NetBSD-9.2 also behaves the exact same way with tap.

Staffan

--
Posted automagically by a mail2news gateway at muc.de e.V.
Please direct questions, flames, donations, etc. to news-***@muc.de

Hector

2021-05-08 21:20:32 UTC

Permalink

On Sat, 8 May 2021 12:15:15 -0500

Post by Jonathan A. Kollasch

https://man.netbsd.org/vether.4

I see that vether is a recent addition, is only in NetBSD current, and is
not in 9.1 or earlier releases.

--
Posted automagically by a mail2news gateway at muc.de e.V.
Please direct questions, flames, donations, etc. to news-***@muc.de

Greg Troxel

2021-05-30 14:27:11 UTC

Permalink

It works partially; DHCP replies don't seem to show up on the tap device so it
does not configure an address. I kept a tcpdump on the tap while running
dhcpcd and I can see dhcpcd retrying the sending to no avail.
Naturally I checked that my DHCP server sends the replies and it does. They
arrive on the real interface on the bridge under test (another simultaneous
tcpdump) but do not seem to pass through to the tap interface. As I
understand it, broadcast packets should be sent to every interface on the
bridge.

At this point I think it's probably time for you to dig into debugging
the kernel. It sounds like there might be a problem

Additionally, even if I manually configure an address on the tap interface and
I can use it to connect using ssh, tcpdump on the tap device doesn't show the
unicast packets, which I don't think is right either.

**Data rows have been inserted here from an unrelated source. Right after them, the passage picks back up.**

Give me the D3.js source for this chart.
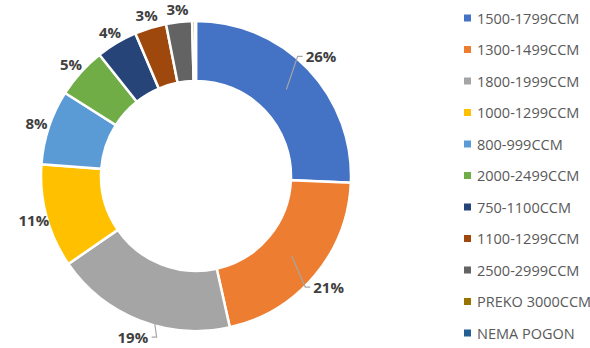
<!DOCTYPE html>
<html>
<head>
<meta charset="utf-8">
<script src="https://cdn.jsdelivr.net/npm/d3@7/dist/d3.min.js"></script>
<style>
  html, body { margin: 0; padding: 0; background: #fff; }
  svg { display: block; }
</style>
</head>
<body>
<svg id="chart" width="590" height="348"></svg>
<script>
const categories = ["1500-1799CCM","1300-1499CCM","1800-1999CCM","1000-1299CCM","800-999CCM","2000-2499CCM","750-1100CCM","1100-1299CCM","2500-2999CCM","PREKO 3000CCM","NEMA POGON"];
const values = [25.7, 20.8, 18.9, 10.8, 7.8, 5.3, 4.3, 3.3, 2.7, 0.3, 0.1];
const colors = ["#4472C4","#ED7D31","#A5A5A5","#FFC000","#5B9BD5","#70AD47","#264478","#9E480E","#636363","#997300","#255E91"];

const svg = d3.select("#chart");
const cx = 196, cy = 176, outerR = 155, innerR = 95;
const total = d3.sum(values);
const data = categories.map((c, i) => ({ name: c, value: values[i], color: colors[i] }));

const pie = d3.pie().value(d => d.value).sort(null);
const arcs = pie(data);
const arc = d3.arc().innerRadius(innerR).outerRadius(outerR);

const g = svg.append("g").attr("transform", `translate(${cx},${cy})`);

g.selectAll("path.slice").data(arcs).enter().append("path")
  .attr("class", "slice")
  .attr("d", arc)
  .attr("fill", d => d.data.color)
  .attr("stroke", "#fff")
  .attr("stroke-width", 2.5)
  .attr("stroke-linejoin", "miter");

const pct = d => Math.round(d.data.value / total * 100);
const labelFont = "'Open Sans', 'DejaVu Sans', sans-serif";

arcs.forEach(d => {
  const p = pct(d);
  if (p <= 0) return;
  const mid = (d.startAngle + d.endAngle) / 2;
  const big = p >= 15;
  const r = big ? 173 : 168;
  const lx = r * Math.sin(mid), ly = -r * Math.cos(mid);
  const t = g.append("text")
    .attr("x", lx).attr("y", ly)
    .attr("text-anchor", "middle")
    .attr("dominant-baseline", "central")
    .attr("font-family", labelFont)
    .attr("font-weight", "bold")
    .attr("font-size", 15)
    .attr("fill", "#404040")
    .text(p + "%");
  if (big) {
    const bb = t.node().getBBox();
    const right = lx > 0;
    const edge = right ? bb.x - 3 : bb.x + bb.width + 3;
    const elbow = right ? edge - 5 : edge + 5;
    const c = arc.centroid(d);
    g.insert("path", "text")
      .attr("d", `M${c[0]},${c[1]}L${elbow},${ly}L${edge},${ly}`)
      .attr("fill", "none")
      .attr("stroke", "#A6A6A6")
      .attr("stroke-width", 1.2);
  }
});

// Legend
const legend = svg.append("g");
const ly0 = 18, lstep = 31.5;
data.forEach((d, i) => {
  const y = ly0 + i * lstep;
  legend.append("rect")
    .attr("x", 464).attr("y", y - 3.5)
    .attr("width", 7).attr("height", 7)
    .attr("fill", d.color);
  legend.append("text")
    .attr("x", 477).attr("y", y)
    .attr("dominant-baseline", "central")
    .attr("font-family", labelFont)
    .attr("font-size", 14.5)
    .attr("fill", "#595959")
    .text(d.name);
});
</script>
</body>
</html>
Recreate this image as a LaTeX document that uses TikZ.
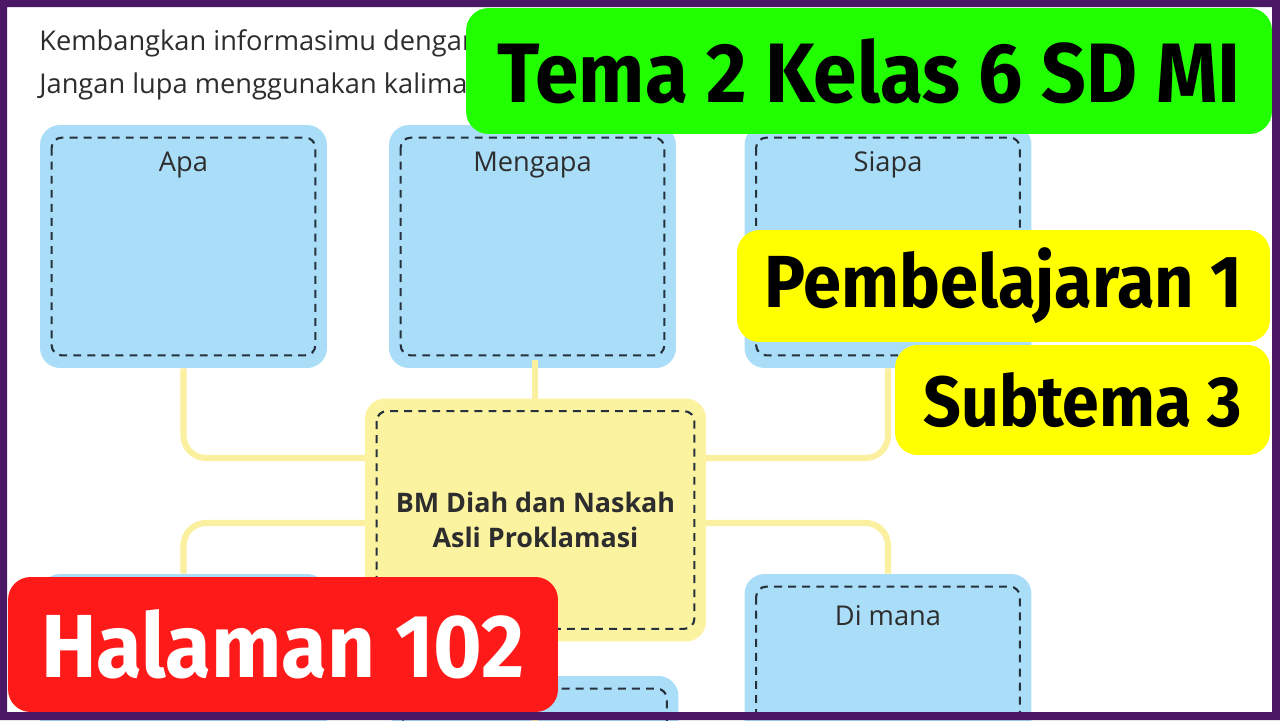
\documentclass[tikz,border=0pt]{standalone}
\usepackage{fontspec}
\setmainfont{Open Sans}
\newfontfamily\tagfont[FakeStretch=0.93]{Fira Sans}
\usetikzlibrary{positioning}
\definecolor{framepurple}{RGB}{74,24,100}
\definecolor{boxblue}{RGB}{170,221,248}
\definecolor{topicyellow}{RGB}{252,243,161}
\definecolor{linkyellow}{RGB}{251,240,160}
\definecolor{dashink}{RGB}{37,50,61}
\definecolor{inkgrey}{RGB}{45,45,45}
\definecolor{taggreen}{RGB}{34,255,0}
\definecolor{tagyellow}{RGB}{255,255,0}
\definecolor{tagred}{RGB}{255,26,26}
\begin{document}
\begin{tikzpicture}[x=0.02cm,y=-0.02cm,
    blue box/.style={fill=boxblue,rounded corners=0.4cm,minimum width=5.74cm,minimum height=4.86cm,inner sep=0pt},
    topic box/.style={fill=topicyellow,rounded corners=0.4cm,minimum width=6.82cm,minimum height=4.86cm,align=center,
        font=\fontsize{15.3}{20}\selectfont\bfseries,text=inkgrey},
    dash frame/.style={draw=dashink,line width=1.2pt,dash pattern=on 4.5pt off 3.5pt,rounded corners=0.2cm},
    link/.style={draw=linkyellow,line width=3.5pt,rounded corners=0.45cm},
    box title/.style={font=\fontsize{15.5}{18}\selectfont,text=inkgrey},
    intro/.style={font=\fontsize{15.5}{18}\selectfont,text=inkgrey,inner sep=0pt,anchor=west},
    tag/.style={rounded corners=0.45cm,inner sep=0pt,font=\tagfont\bfseries}]
    \useasboundingbox (0,0) rectangle (1280,720);
    \fill[white] (0,0) rectangle (1280,720);

    \node[intro] (line1) at (39,43) {Kembangkan informasimu dengan};
    \node[intro] (line2) at (39,86) {Jangan lupa menggunakan kalimat};

    % boxes
    \node[blue box] (apa) at (183.5,246.5) {};
    \node[blue box] (mengapa) at (532.5,246.5) {};
    \node[blue box] (siapa) at (888,246.5) {};
    \node[blue box] (kiri) at (183.5,695.5) {};
    \node[blue box] (bawah) at (535,797.5) {};
    \node[blue box] (dimana) at (888,695.5) {};

    % connectors behind the topic box
    \draw[link] (apa.south) |- ([yshift=1.21cm]535.5,518.5);
    \draw[link] (kiri.north) |- ([yshift=-0.09cm]535.5,518.5);
    \draw[link] (siapa.south) |- ([yshift=1.21cm]535.5,518.5);
    \draw[link] (dimana.north) |- ([yshift=-0.09cm]535.5,518.5);
    \draw[link] (535,360) -- (535,800);

    \node[topic box] (topic) at (535.5,520) {BM Diah dan Naskah\\Asli Proklamasi};

    \foreach \b in {apa,mengapa,siapa,kiri,bawah,dimana,topic}
        \draw[dash frame] ([shift={(0.24cm,-0.26cm)}]\b.north west) rectangle ([shift={(-0.24cm,0.26cm)}]\b.south east);

    \node[box title] at ([yshift=-0.8cm]apa.north) {Apa};
    \node[box title] at ([yshift=-0.8cm]mengapa.north) {Mengapa};
    \node[box title] at ([yshift=-0.8cm]siapa.north) {Siapa};
    \node[box title] at ([yshift=-0.84cm]dimana.north) {Di mana};

    % purple frame
    \fill[framepurple,even odd rule] (0,0) rectangle (1280,720) (7,7) rectangle (1272,712);

    % labels on top
    \node[tag,fill=taggreen,minimum width=16.12cm,minimum height=2.52cm,font=\tagfont\bfseries\fontsize{48}{52}\selectfont] (tema) at (869,71) {Tema 2 Kelas 6 SD MI};
    \node[tag,fill=tagyellow,minimum width=10.66cm,minimum height=2.24cm,font=\tagfont\bfseries\fontsize{42}{46}\selectfont] (pemb) at (1003.5,286) {Pembelajaran 1};
    \node[tag,fill=tagyellow,minimum width=7.5cm,minimum height=2.2cm,font=\tagfont\bfseries\fontsize{40.5}{44}\selectfont] (subtema) at (1082.5,400) {Subtema 3};
    \node[tag,fill=tagred,text=white,minimum width=11cm,minimum height=2.7cm,font=\tagfont\bfseries\fontsize{51}{55}\selectfont] (hal) at (283,644.5) {Halaman 102};
\end{tikzpicture}
\end{document}
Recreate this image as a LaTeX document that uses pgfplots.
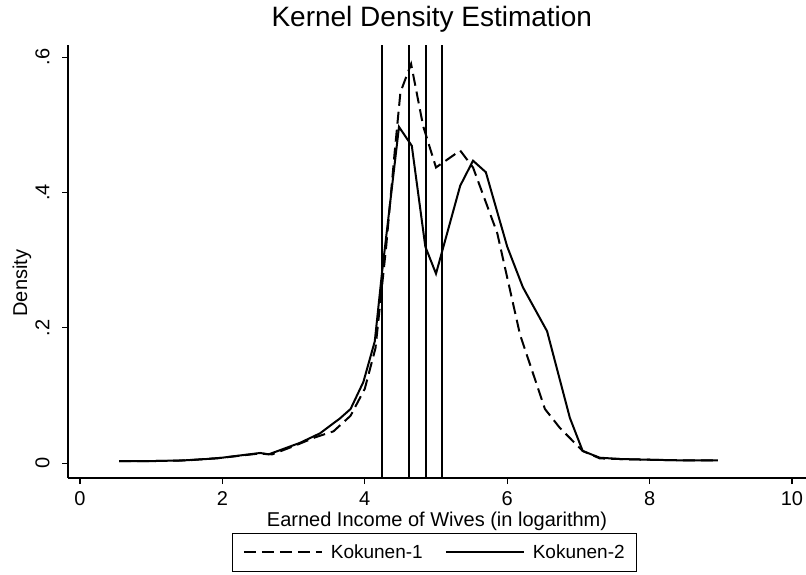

The problem could be about the bpf_tap calls as well as forwarding.

/etc/rc.d/dhcpcd stop, remove all addresses from all interfaces.
ifconfig tap0 create up
ifconfig bridge0 create up
brconfig bridge0 add iwn0 stp iwn0 add tap0
<wait until bridge settles into forwarding>
<in another terminal, start tcpdump -i tap0>
dhcpcd -1 tap0

I am unclear on the details, but it's not immediately obvious what
running STP on one interface and not another interface of a bridge
means. I think it's just that the protocol is spoken on one and thus
it's eligible to be disabled, and that isn't true of the other. A
bridge with tap0 and physical0 can't have a loop (unless you make a
second bridge or something) so you could leave that out to simplify.

Watch dhcpcd properly configure IPv6 and finally add a zeroconf address as no
IPv4 broadcast reply from the server arrived.
In my initial test I used the wired wm0 interface, and it acts the same as with
the wireless.
It's entirely possible that I've fudged up something else in my network, I'd be
the first to say I don't know what I'm doing but I find that unlikely as the same
DHCP server servs a dozen or so clients on this network, some of which are
Xen domU:s that also live behind a bridge.

My only hint is don't assume that you must be doing something wrong.
It's possible that bridge support has gotten broken somehow. I had
trouble with it under I think 7 and 8 with vr0 (net5501) and I just
stopped using it. There, it was about which mac address was used for
NDP and I would get broken v6 connectivity because hosts on e.g. vr0
were using the ethernet address of vr2 in the IPv6 NDP tables, or
something like that.

One issue is that tap0 will show "status: no carrier", presumably
because the controlling device isn't open. That tends to cause various
things to behave differently.

So maybe you want something like tap, but that thinks it is connected to
an ethernet that is valid but has nothing else. That may be doable by
opening /dev/tap0 and just throwing away read data, and it might be that
tap should have link0 flag that means 'pretend there is carrier'.

Staffan Thomén

2021-06-04 18:13:18 UTC

Permalink

At this point I think it's probably time for you to dig into debugging the
kernel. It sounds like there might be a problem

Sure, but I was hoping that someone who already is familiar with kernel
programming and the bits involved would wake up and save me the trouble :-)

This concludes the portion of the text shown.